▸ **Data**
* Begin *

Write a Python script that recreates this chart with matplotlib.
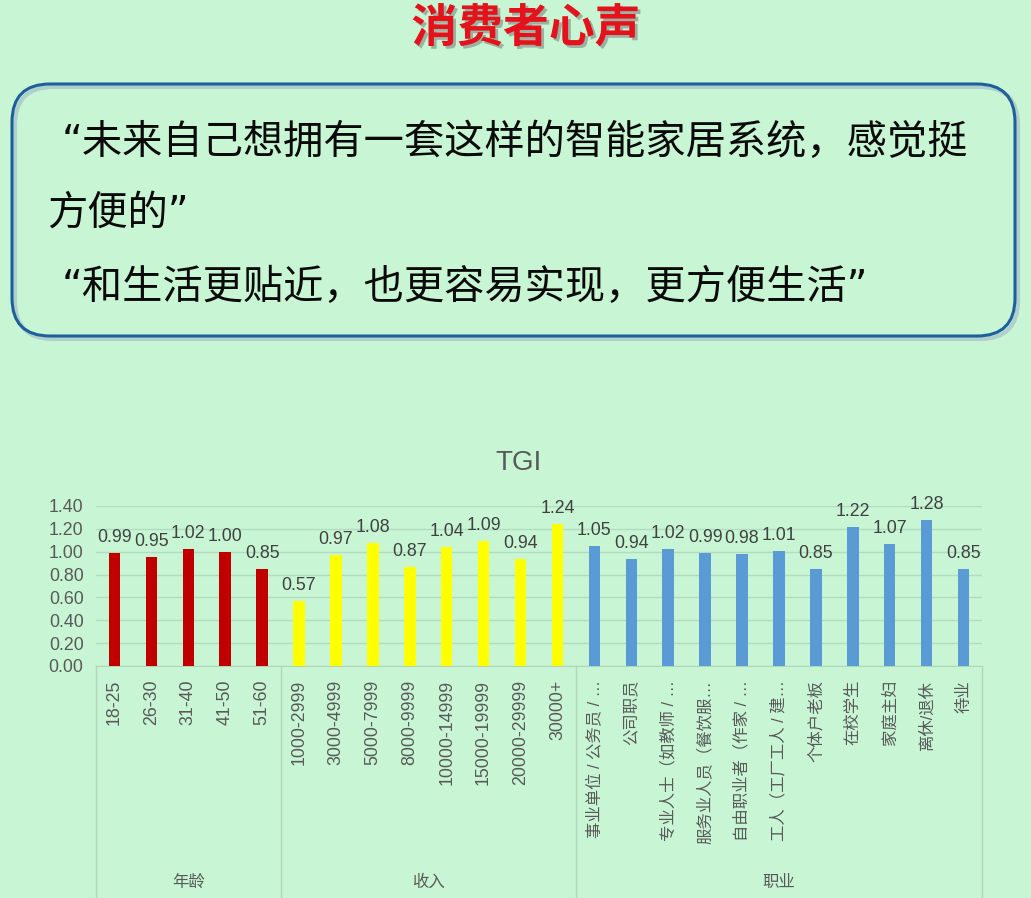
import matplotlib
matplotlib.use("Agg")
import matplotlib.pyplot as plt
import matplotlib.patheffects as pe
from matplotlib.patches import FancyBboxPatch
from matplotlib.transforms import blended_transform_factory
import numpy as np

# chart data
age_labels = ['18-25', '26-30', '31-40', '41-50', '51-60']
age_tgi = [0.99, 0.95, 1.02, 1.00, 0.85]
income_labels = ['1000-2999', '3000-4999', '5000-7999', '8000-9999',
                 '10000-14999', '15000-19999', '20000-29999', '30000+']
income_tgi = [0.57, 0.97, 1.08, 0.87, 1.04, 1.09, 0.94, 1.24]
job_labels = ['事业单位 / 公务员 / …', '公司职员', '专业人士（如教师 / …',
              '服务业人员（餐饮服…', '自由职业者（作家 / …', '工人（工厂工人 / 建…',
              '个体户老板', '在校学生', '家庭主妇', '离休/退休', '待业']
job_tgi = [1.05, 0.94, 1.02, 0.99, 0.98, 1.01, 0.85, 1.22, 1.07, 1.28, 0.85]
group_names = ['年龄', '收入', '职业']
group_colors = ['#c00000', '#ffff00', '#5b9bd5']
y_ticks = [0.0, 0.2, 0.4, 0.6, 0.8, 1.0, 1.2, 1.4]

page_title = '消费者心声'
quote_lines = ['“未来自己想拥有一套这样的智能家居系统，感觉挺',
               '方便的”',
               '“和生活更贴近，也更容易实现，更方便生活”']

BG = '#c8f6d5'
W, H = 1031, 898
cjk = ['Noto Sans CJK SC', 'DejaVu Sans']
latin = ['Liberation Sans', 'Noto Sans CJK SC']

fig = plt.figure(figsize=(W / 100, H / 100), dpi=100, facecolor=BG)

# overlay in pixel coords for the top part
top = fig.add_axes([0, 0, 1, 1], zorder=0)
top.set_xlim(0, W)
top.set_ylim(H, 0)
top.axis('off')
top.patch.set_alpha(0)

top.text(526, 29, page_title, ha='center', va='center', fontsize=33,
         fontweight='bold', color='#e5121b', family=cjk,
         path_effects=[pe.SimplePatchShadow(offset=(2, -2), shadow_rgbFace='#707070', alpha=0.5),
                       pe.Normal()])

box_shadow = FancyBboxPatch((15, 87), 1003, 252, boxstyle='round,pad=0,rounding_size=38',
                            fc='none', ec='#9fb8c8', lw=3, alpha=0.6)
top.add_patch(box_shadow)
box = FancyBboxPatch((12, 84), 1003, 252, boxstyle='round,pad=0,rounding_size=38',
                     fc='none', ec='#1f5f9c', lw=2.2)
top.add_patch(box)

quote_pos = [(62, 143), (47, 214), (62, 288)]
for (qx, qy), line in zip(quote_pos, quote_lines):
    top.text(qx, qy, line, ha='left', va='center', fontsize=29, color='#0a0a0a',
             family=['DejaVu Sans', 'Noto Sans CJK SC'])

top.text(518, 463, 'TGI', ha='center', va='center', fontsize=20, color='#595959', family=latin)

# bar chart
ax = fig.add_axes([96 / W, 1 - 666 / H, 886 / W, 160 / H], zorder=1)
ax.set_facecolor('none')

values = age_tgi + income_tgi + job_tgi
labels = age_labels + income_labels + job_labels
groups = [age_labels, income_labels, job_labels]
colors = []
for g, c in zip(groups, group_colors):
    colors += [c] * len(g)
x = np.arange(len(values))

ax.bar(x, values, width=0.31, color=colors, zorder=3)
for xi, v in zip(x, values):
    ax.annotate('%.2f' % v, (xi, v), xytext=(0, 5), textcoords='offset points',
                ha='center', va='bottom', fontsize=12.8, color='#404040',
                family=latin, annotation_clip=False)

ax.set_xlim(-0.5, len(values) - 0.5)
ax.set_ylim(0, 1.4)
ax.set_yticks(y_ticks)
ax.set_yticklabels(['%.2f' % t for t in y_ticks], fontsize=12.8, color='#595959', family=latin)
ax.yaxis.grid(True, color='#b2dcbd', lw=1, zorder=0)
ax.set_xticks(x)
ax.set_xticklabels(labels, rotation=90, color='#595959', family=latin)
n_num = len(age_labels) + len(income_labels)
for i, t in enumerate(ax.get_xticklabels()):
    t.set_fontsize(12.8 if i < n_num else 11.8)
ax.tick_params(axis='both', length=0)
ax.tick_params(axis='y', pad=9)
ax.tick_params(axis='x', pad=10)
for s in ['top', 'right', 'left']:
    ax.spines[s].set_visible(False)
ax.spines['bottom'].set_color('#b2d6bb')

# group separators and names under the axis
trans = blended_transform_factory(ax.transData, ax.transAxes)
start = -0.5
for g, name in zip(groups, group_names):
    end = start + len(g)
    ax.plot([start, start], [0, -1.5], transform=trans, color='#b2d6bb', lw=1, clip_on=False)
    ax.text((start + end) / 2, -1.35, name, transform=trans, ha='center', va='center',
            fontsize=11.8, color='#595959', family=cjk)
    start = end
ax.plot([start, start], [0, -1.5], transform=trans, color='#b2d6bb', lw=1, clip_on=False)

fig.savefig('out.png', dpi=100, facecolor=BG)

* End *

▸ **Task instructions**
Starting at the top of the listing above, reproduce each line up to and including the one with "import numpy as np"; omit the pictures.

▸ **Exercise response**
Write a Python script that recreates this chart with matplotlib.
import matplotlib
matplotlib.use("Agg")
import matplotlib.pyplot as plt
import matplotlib.patheffects as pe
from matplotlib.patches import FancyBboxPatch
from matplotlib.transforms import blended_transform_factory
import numpy as np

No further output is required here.